Project description:Invertebrate lineages tend to originate and become extinct at a higher rate in onshore than in offshore habitats over long temporal durations (more than 10 Myr), but it remains unclear whether this pattern scales down to durations of stages (less than 5 Myr) or even sequences (less than 0.5 Myr). We assess whether onshore-offshore gradients in long-term turnover between the tropical Eocene and the warm-temperate Plio-Pleistocene can be extrapolated from gradients in short-term turnover, using abundances of molluscan species from bulk samples in the northeast Atlantic Province. We find that temporal turnover of metacommunities does not significantly decline with depth over short durations (less than 5 Myr), but significantly declines with depth between the Eocene and Plio-Pleistocene (approx. 50 Myr).

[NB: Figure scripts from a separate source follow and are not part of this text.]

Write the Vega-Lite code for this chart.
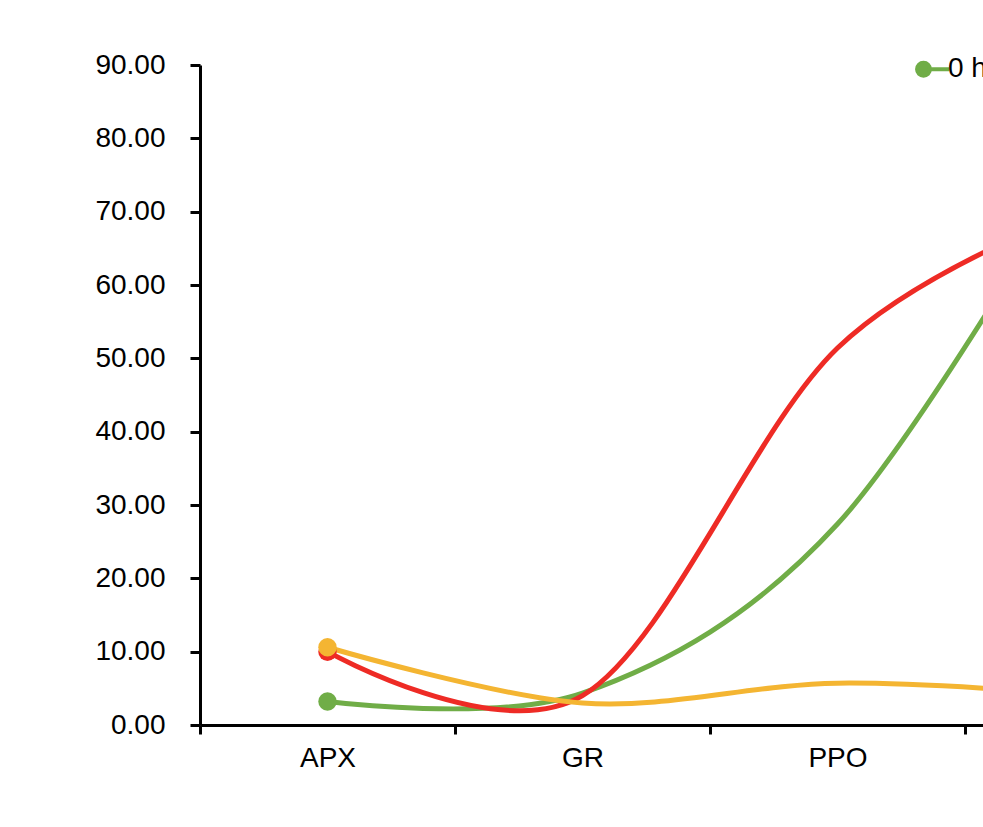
{
  "$schema": "https://vega.github.io/schema/vega-lite/v6.json",
  "autosize": {"type": "none"},
  "padding": {"left": 200, "top": 65, "right": -237, "bottom": 102},
  "width": 1020,
  "height": 660,
  "background": "white",
  "config": {
    "view": {"stroke": null},
    "font": "Liberation Sans"
  },
  "data": {
    "values": [
      {"enzyme": "APX", "time": "0 h", "activity": 3.2},
      {"enzyme": "GR", "time": "0 h", "activity": 4.35},
      {"enzyme": "PPO", "time": "0 h", "activity": 27.4},
      {"enzyme": "SOD", "time": "0 h", "activity": 79.9},
      {"enzyme": "APX", "time": "12 h", "activity": 10.0},
      {"enzyme": "GR", "time": "12 h", "activity": 4.0},
      {"enzyme": "PPO", "time": "12 h", "activity": 51.4},
      {"enzyme": "SOD", "time": "12 h", "activity": 70.9},
      {"enzyme": "APX", "time": "24 h", "activity": 10.6},
      {"enzyme": "GR", "time": "24 h", "activity": 3.0},
      {"enzyme": "PPO", "time": "24 h", "activity": 5.7},
      {"enzyme": "SOD", "time": "24 h", "activity": 4.0}
    ]
  },
  "encoding": {
    "x": {
      "field": "enzyme",
      "type": "nominal",
      "sort": ["APX", "GR", "PPO", "SOD"],
      "scale": {"paddingInner": 0, "paddingOuter": 0},
      "axis": {
        "title": null,
        "tickBand": "extent",
        "labelAngle": 0,
        "labelFont": "Liberation Sans",
        "labelFontSize": 28,
        "labelColor": "#000000",
        "labelPadding": 10,
        "domainColor": "#000000",
        "domainWidth": 3,
        "tickColor": "#000000",
        "tickWidth": 3,
        "tickSize": 9,
        "grid": false
      }
    },
    "y": {
      "field": "activity",
      "type": "quantitative",
      "scale": {"domain": [0, 90], "nice": false, "zero": true},
      "axis": {
        "title": null,
        "values": [0, 10, 20, 30, 40, 50, 60, 70, 80, 90],
        "format": ".2f",
        "labelFont": "Liberation Sans",
        "labelFontSize": 28,
        "labelColor": "#000000",
        "labelPadding": 25,
        "domainColor": "#000000",
        "domainWidth": 3,
        "tickColor": "#000000",
        "tickWidth": 3,
        "tickSize": 10,
        "grid": false
      }
    },
    "color": {
      "field": "time",
      "type": "nominal",
      "scale": {
        "domain": ["0 h", "12 h", "24 h"],
        "range": ["#70AD47", "#EE2B25", "#F4B532"]
      },
      "legend": {
        "title": null,
        "orient": "none",
        "legendX": 713,
        "legendY": -15,
        "direction": "horizontal",
        "padding": 0,
        "columnPadding": 30,
        "symbolType": "M -0.88 0 A 0.38 0.38 0 1 0 -0.12 0 A 0.38 0.38 0 1 0 -0.88 0 Z M -0.12 0 L 1 0",
        "symbolSize": 1156,
        "labelOffset": -3,
        "labelFont": "Liberation Sans",
        "labelFontSize": 28,
        "labelColor": "#000000",
        "encode": {
          "symbols": {
            "update": {
              "fill": {"scale": "color", "field": "value"},
              "stroke": {"scale": "color", "field": "value"},
              "strokeWidth": {"value": 4},
              "opacity": {"value": 1}
            }
          }
        }
      }
    }
  },
  "layer": [
    {
      "mark": {"type": "line", "interpolate": "cardinal", "strokeWidth": 5, "clip": false}
    },
    {
      "transform": [{"filter": "datum.enzyme === 'APX'"}],
      "mark": {"type": "point", "shape": "circle", "filled": true, "size": 340, "opacity": 1}
    }
  ]
}
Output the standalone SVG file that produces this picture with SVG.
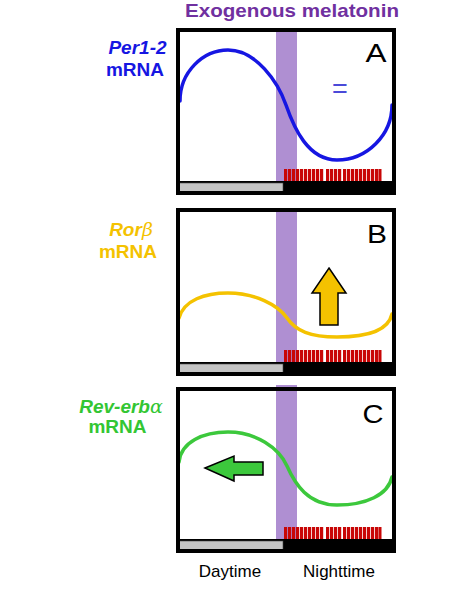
<svg xmlns="http://www.w3.org/2000/svg" xmlns:xlink="http://www.w3.org/1999/xlink" width="474" height="590" viewBox="0 0 474 590">
<style>
.lbl{font-family:"Liberation Sans",Arial,sans-serif;font-weight:bold;font-size:19px;text-anchor:middle}
.it{font-style:italic}
.greek{font-style:italic;font-weight:normal;font-family:"DejaVu Serif","Liberation Serif",serif}
.letter{font-family:"Liberation Sans",Arial,sans-serif;font-size:25px;text-anchor:middle;fill:#000}
.axis{font-family:"Liberation Sans",Arial,sans-serif;font-size:17px;text-anchor:middle;fill:#000}
.frame{fill:none;stroke:#000;stroke-width:4}
.bg{fill:#fff}
.mel{fill:#af8fd2}
.band{fill:#000}
.day{fill:#c4c4c4;stroke:#444;stroke-width:0.6}
.curve{fill:none;stroke-width:3.5;stroke-linecap:round}
.arrow{stroke:#000;stroke-width:1.5;stroke-linejoin:miter}
</style>
<defs>
<g id="bars" fill="#c80606">
<rect x="284" y="0" width="3.2" height="12"/>
<rect x="288" y="0" width="3.2" height="12"/>
<rect x="292" y="0" width="3.2" height="12"/>
<rect x="296" y="0" width="3.2" height="12"/>
<rect x="300" y="0" width="3.2" height="12"/>
<rect x="304" y="0" width="3.2" height="12"/>
<rect x="308" y="0" width="3.2" height="12"/>
<rect x="312" y="0" width="3.2" height="12"/>
<rect x="316" y="0" width="3.2" height="12"/>
<rect x="320" y="0" width="3.2" height="12"/>
<rect x="326" y="0" width="3.2" height="12"/>
<rect x="330" y="0" width="3.2" height="12"/>
<rect x="334" y="0" width="3.2" height="12"/>
<rect x="338" y="0" width="3.2" height="12"/>
<rect x="343" y="0" width="3.2" height="12"/>
<rect x="347" y="0" width="3.2" height="12"/>
<rect x="351" y="0" width="3.2" height="12"/>
<rect x="355" y="0" width="3.2" height="12"/>
<rect x="359" y="0" width="3.2" height="12"/>
<rect x="363" y="0" width="3.2" height="12"/>
<rect x="367" y="0" width="3.2" height="12"/>
<rect x="371" y="0" width="3.2" height="12"/>
<rect x="375" y="0" width="3.2" height="12"/>
<rect x="378.5" y="0" width="3" height="12"/>
</g>
</defs>
<rect width="474" height="590" fill="#fff"/>
<g id="title">
<text x="292" y="17" class="lbl" fill="#7030a0" textLength="214" lengthAdjust="spacingAndGlyphs">Exogenous melatonin</text>
</g>
<g id="panelA">
<rect class="bg" x="178" y="30" width="216" height="163"/>
<rect class="mel" x="276" y="30" width="21" height="151"/>
<path class="curve" stroke="#1616e2" d="M180,101 C180,72 203,50 228,50 C256,50 278,82 286,105 C294,128 308,160 337,160 C367,160 392,135 392,105"/>
<text x="340" y="98" font-family="Liberation Sans,Arial,sans-serif" font-size="27" text-anchor="middle" fill="#4a4ad8">=</text>
<rect class="band" x="176" y="181" width="220" height="14"/>
<rect class="day" x="179" y="183" width="104" height="9"/>
<use xlink:href="#bars" y="169"/>
<rect class="frame" x="178" y="30" width="216" height="163"/>
<text class="letter" x="376" y="62" textLength="21" lengthAdjust="spacingAndGlyphs">A</text>
<text class="lbl" fill="#1616e2"><tspan x="137.5" y="54" class="it">Per1-2</tspan><tspan x="135" y="76">mRNA</tspan></text>
</g>
<g id="panelB">
<rect class="bg" x="178" y="210" width="216" height="164"/>
<rect class="mel" x="276" y="210" width="21" height="152"/>
<path class="curve" stroke="#f4c200" d="M179,318 C184,300 205,293 228,293 C255,293 278,305 287,318 C296,331 310,337 337,337 C365,337 388,332 392,314"/>
<polygon class="arrow" fill="#f4c200" points="329,268 346,293 338,293 338,325 320,325 320,293 312,293"/>
<rect class="band" x="176" y="362" width="220" height="14"/>
<rect class="day" x="179" y="364" width="104" height="9"/>
<use xlink:href="#bars" y="350"/>
<rect class="frame" x="178" y="210" width="216" height="164"/>
<text class="letter" x="377" y="243" textLength="20" lengthAdjust="spacingAndGlyphs">B</text>
<text class="lbl" fill="#f4c200"><tspan x="131" y="236"><tspan class="it">Ror</tspan><tspan class="greek">β</tspan></tspan><tspan x="128" y="258">mRNA</tspan></text>
</g>
<g id="panelC">
<rect class="bg" x="178" y="389" width="216" height="162"/>
<rect class="mel" x="276" y="385" width="21" height="154"/>
<path class="curve" stroke="#3cc83c" d="M179,462 C181,442 203,432 228,432 C256,432 279,448 287,466 C295,484 308,505 337,505 C366,505 388,495 392,477"/>
<polygon class="arrow" fill="#3cc83c" points="205,468 234,456 234,462 263,462 263,475 234,475 234,481"/>
<rect class="band" x="176" y="539" width="220" height="14"/>
<rect class="day" x="179" y="541" width="104" height="9"/>
<use xlink:href="#bars" y="527"/>
<rect class="frame" x="178" y="389" width="216" height="162"/>
<text class="letter" x="373" y="423" textLength="21" lengthAdjust="spacingAndGlyphs">C</text>
<text class="lbl" fill="#33c633"><tspan x="121" y="413"><tspan class="it">Rev-erb</tspan><tspan class="greek">α</tspan></tspan><tspan x="117.5" y="433">mRNA</tspan></text>
</g>
<g id="axis">
<text class="axis" x="230" y="577">Daytime</text>
<text class="axis" x="339" y="577">Nighttime</text>
</g>
<g id="connectors"></g>
</svg>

This decline is determined by a higher onshore extinction of Eocene genera and families, by a higher onshore variability in abundances of genera and families, and by an onshore expansion of genera and families that were frequent offshore in the Eocene. Onshore-offshore decline in turnover thus emerges only over long temporal durations. We suggest that this emergence is triggered by abrupt and spatially extensive climatic or oceanographic perturbations that occurred between the Eocene and Plio-Pleistocene. Plio-Pleistocene metacommunities show a high proportion of bathymetric generalists, in contrast to Eocene metacommunities. Accordingly, the net cooling and weaker thermal gradients may have allowed offshore specialists to expand into onshore habitats and maintain their presence in offshore habitats.